▶ [EXERCISE] In the listing below, find every line with the string "chart" and pull it out.

▶ [SUPPLIED MATERIAL]
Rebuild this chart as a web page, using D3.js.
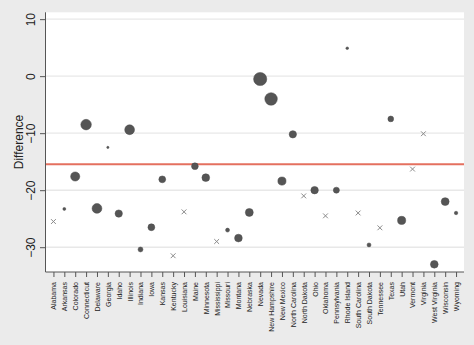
<!DOCTYPE html>
<html>
<head>
<meta charset="utf-8">
<script src="https://cdn.jsdelivr.net/npm/d3@7"></script>
<style>
  html, body { margin: 0; padding: 0; background: #ebebeb; }
  svg { display: block; font-family: "Liberation Sans", Arial, sans-serif; }
</style>
</head>
<body>
<svg id="chart" width="474" height="345"></svg>
<script>
const states = ["Alabama","Arkansas","Colorado","Connecticut","Delaware","Georgia","Idaho","Illinois","Indiana","Iowa","Kansas","Kentucky","Louisiana","Maine","Minnesota","Mississippi","Missouri","Montana","Nebraska","Nevada","New Hampshire","New Mexico","North Carolina","North Dakota","Ohio","Oklahoma","Pennsylvania","Rhode Island","South Carolina","South Dakota","Tennessee","Texas","Utah","Vermont","Virginia","West Virginia","Wisconsin","Wyoming"];
const differences = [-25.5,-23.3,-17.6,-8.5,-23.2,-12.5,-24.1,-9.4,-30.4,-26.5,-18.1,-31.5,-23.8,-15.8,-17.8,-29.0,-27.0,-28.4,-23.9,-0.5,-4.0,-18.4,-10.2,-21.0,-20.0,-24.5,-20.0,4.9,-24.0,-29.6,-26.6,-7.5,-25.3,-16.3,-10.1,-33.0,-22.0,-24.0];
// marker kind: "o" = weighted circle, "x" = cross
const markerKinds = ["x","o","o","o","o","o","o","o","o","o","o","x","x","o","o","x","o","o","o","o","o","o","o","x","o","x","o","o","x","o","x","o","o","x","x","o","o","o"];
const weights = [0,5,48,64,55,3,31,55,14,27,27,0,0,26,34,0,9,34,36,100,90,38,31,0,32,0,21,4,0,9,0,19,38,0,0,34,36,7];
const yTicks = [10,0,-10,-20,-30];
const referenceValue = -15.45;
const yTitle = "Difference";

const svg = d3.select("#chart");
const W = 474, H = 345;
const plot = {left: 45.5, right: 464, top: 12.3, bottom: 272};

svg.append("rect").attr("width", W).attr("height", H).attr("fill", "#ebebeb");
svg.append("rect")
  .attr("x", plot.left).attr("y", plot.top)
  .attr("width", plot.right - plot.left).attr("height", plot.bottom - plot.top)
  .attr("fill", "#ffffff");

const idx = states.map((s, i) => i + 1);
const x = d3.scaleLinear().domain([0.27, 38.73]).range([plot.left, plot.right]);
const y = d3.scaleLinear().domain([-34.35, 11.2]).range([plot.bottom, plot.top]);
const r = d3.scaleSqrt().domain([0, 100]).range([0, 6.6]);

// grid
svg.append("g").selectAll("line").data(yTicks).join("line")
  .attr("x1", plot.left).attr("x2", plot.right)
  .attr("y1", d => y(d)).attr("y2", d => y(d))
  .attr("stroke", "#e8e8e8").attr("stroke-width", 1.4);

// reference line
svg.append("line")
  .attr("x1", plot.left).attr("x2", plot.right)
  .attr("y1", y(referenceValue)).attr("y2", y(referenceValue))
  .attr("stroke", "#e4705f").attr("stroke-width", 2);

// y axis
const yAxis = d3.axisLeft(y).tickValues(yTicks).tickSize(5.5).tickPadding(3).tickFormat(d3.format("d"));
const gy = svg.append("g").attr("transform", `translate(${plot.left},0)`).call(yAxis);
gy.select(".domain").attr("d", `M0,${plot.top}V${plot.bottom}`).attr("stroke", "#555").attr("stroke-width", 1);
gy.selectAll(".tick line").attr("stroke", "#555");
gy.selectAll(".tick text")
  .attr("font-size", 12).attr("fill", "#222")
  .attr("text-anchor", "middle")
  .attr("x", 0).attr("dy", 0)
  .attr("transform", "translate(-10.5,0) rotate(-90)");

// x axis
const xAxis = d3.axisBottom(x).tickValues(idx).tickSize(5).tickPadding(4).tickFormat(i => states[i - 1]);
const gx = svg.append("g").attr("transform", `translate(0,${plot.bottom})`).call(xAxis);
gx.select(".domain").attr("d", `M${plot.left},0H${plot.right}`).attr("stroke", "#555").attr("stroke-width", 1);
gx.selectAll(".tick line").attr("stroke", "#555");
gx.selectAll(".tick text")
  .attr("font-size", 7).attr("fill", "#222")
  .attr("text-anchor", "end")
  .attr("x", 0).attr("y", 0).attr("dy", "0.35em")
  .attr("transform", "translate(0,10) rotate(-90)");

// y title
svg.append("text")
  .attr("transform", `translate(23,142) rotate(-90)`)
  .attr("text-anchor", "middle").attr("font-size", 12).attr("fill", "#222")
  .text(yTitle);

// markers
const data = states.map((s, i) => ({state: s, i: i + 1, v: differences[i], kind: markerKinds[i], w: weights[i]}));
svg.append("g").selectAll("circle").data(data.filter(d => d.kind === "o")).join("circle")
  .attr("cx", d => x(d.i)).attr("cy", d => y(d.v)).attr("r", d => r(d.w))
  .attr("fill", "#555555").attr("stroke", "#4a4a4a").attr("stroke-width", 0.5);

const cs = 2.4;
svg.append("g").selectAll("path").data(data.filter(d => d.kind === "x")).join("path")
  .attr("d", d => {
    const cx = x(d.i), cy = y(d.v);
    return `M${cx - cs},${cy - cs}L${cx + cs},${cy + cs}M${cx - cs},${cy + cs}L${cx + cs},${cy - cs}`;
  })
  .attr("stroke", "#8a8a8a").attr("stroke-width", 1).attr("fill", "none");
</script>
</body>
</html>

▶ [TASK SOLUTION]
Rebuild this chart as a web page, using D3.js.
<svg id="chart" width="474" height="345"></svg>
const svg = d3.select("#chart");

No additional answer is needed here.